The door opens behind me, and I know without turning that it’s Matteo. His presence fills the room like smoke, dangerous and impossible to ignore. I try to wipe away my tears, to rebuild my composure, but it’s like trying to rebuild a sandcastle after the tide has already come in.
“Your father would want you to be strong now,” he says quietly.
A hollow laugh escapes me. “Strong? I’m an art student. I paint pretty pictures. I’m not…I was never…” The words tangle in my throat.
“You’re Giovanni Russo’s daughter,” Matteo says, his voice gentle but firm. “You’re stronger than you know.”

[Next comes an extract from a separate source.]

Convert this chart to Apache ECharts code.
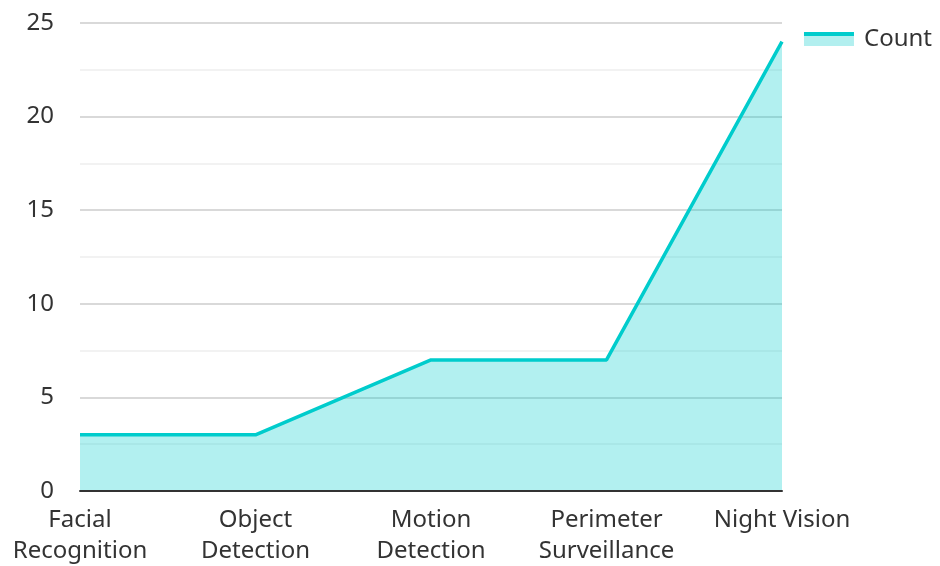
<!DOCTYPE html>
<html>
<head>
<meta charset="utf-8">
<script src="https://cdn.jsdelivr.net/npm/echarts@6/dist/echarts.min.js"></script>
<style>
  html, body { margin: 0; padding: 0; background: #fff; }
  #chart { width: 940px; height: 566px; }
</style>
</head>
<body>
<div id="chart"></div>
<script>
// Camera feature counts
const categories = ['Facial\nRecognition', 'Object\nDetection', 'Motion\nDetection', 'Perimeter\nSurveillance', 'Night Vision'];
const countValues = [3, 3, 7, 7, 24];
const seriesName = 'Count';

const font = '"Noto Sans", "Open Sans", sans-serif';
const lineColor = '#00cccc';

const chart = echarts.init(document.getElementById('chart'));

// Legend swatch: solid line strip on top, translucent area below
const legendSwatch = new echarts.graphic.LinearGradient(0, 0, 0, 1, [
  { offset: 0, color: lineColor },
  { offset: 0.3, color: lineColor },
  { offset: 0.3, color: '#b2efef' },
  { offset: 1, color: '#b2efef' }
]);

chart.setOption({
  animation: false,
  textStyle: { fontFamily: font },
  legend: {
    right: 3,
    top: 22,
    icon: 'rect',
    itemWidth: 50,
    itemHeight: 14,
    textStyle: { fontSize: 24, color: '#333', fontFamily: font, padding: [0, 0, 12, 5] },
    data: [{ name: seriesName, itemStyle: { color: legendSwatch } }]
  },
  grid: { left: 80, right: 158, top: 23, bottom: 75, outerBoundsMode: 'none', containLabel: false },
  xAxis: {
    type: 'category',
    data: categories,
    boundaryGap: false,
    z: 3,
    axisLine: { lineStyle: { color: '#333', width: 2 } },
    axisTick: { show: false },
    axisLabel: { fontSize: 24, color: '#333', lineHeight: 31, margin: 14, interval: 0, fontFamily: font },
    splitLine: { show: false }
  },
  yAxis: {
    type: 'value',
    min: 0,
    max: 25,
    interval: 5,
    axisLine: { show: false },
    axisTick: { show: false },
    axisLabel: { fontSize: 24, color: '#333', margin: 26, fontFamily: font },
    splitLine: { lineStyle: { color: '#ccc', width: 1.5 } },
    minorTick: { show: false, splitNumber: 2 },
    minorSplitLine: { show: true, lineStyle: { color: '#eee', width: 1.5 } }
  },
  series: [{
    name: seriesName,
    type: 'line',
    data: countValues,
    showSymbol: false,
    symbol: 'none',
    lineStyle: { color: lineColor, width: 3.5 },
    itemStyle: { color: lineColor },
    areaStyle: { color: lineColor, opacity: 0.3 }
  }]
});
</script>
</body>
</html>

I don’t know if I believe him. Instead, I look at my father’s body one last time, trying to burn every detail into my memory. The proud line of his nose beneath the sheet. The way his presence fills the room even in death. The last time I painted him, it was a Father’s Day gift—a portrait of him in his study, reading glasses perched on his nose, warm lamplight softening his features. I made him look kind, approachable.
Now I wonder if I ever really saw him at all.
His voice echoes in my head:Remember who you are, bella mia. You’re an artist, yes, but you’re also my daughter. And in our world, that means something whether you want it to or not.
“Come,” Matteo says gently, and this time when his hand touches my shoulder, I don’t pull away. “There are things we need to discuss.”
I press a kiss to my father’s sheet-covered forehead, my tears falling freely now. “Ti amo, Papa,” I whisper. “Perdonami.” I love you. Forgive me.
As I follow him out of the room, I can feel the weight of eyes on us—Carmine’s calculating gaze, my mother’s tearful stare, and the curious glances of the hospital staff who probably think we’re just another grieving family. If only they knew what was really happening.
If only I knew.
But one thing is becoming terrifyingly clear—the safe, separate life I’ve built for myself was always just an illusion. A pretty picture I painted to hide the truth. And now that illusion is shattering, leaving me with nothing but shadows and the weight of all the things my father never told me. All the things I was too afraid to learn.
My heart feels like a canvas slashed to pieces, and I don’t know how to repair it. All I know is that my father’s world is coming for me, whether I’m ready or not.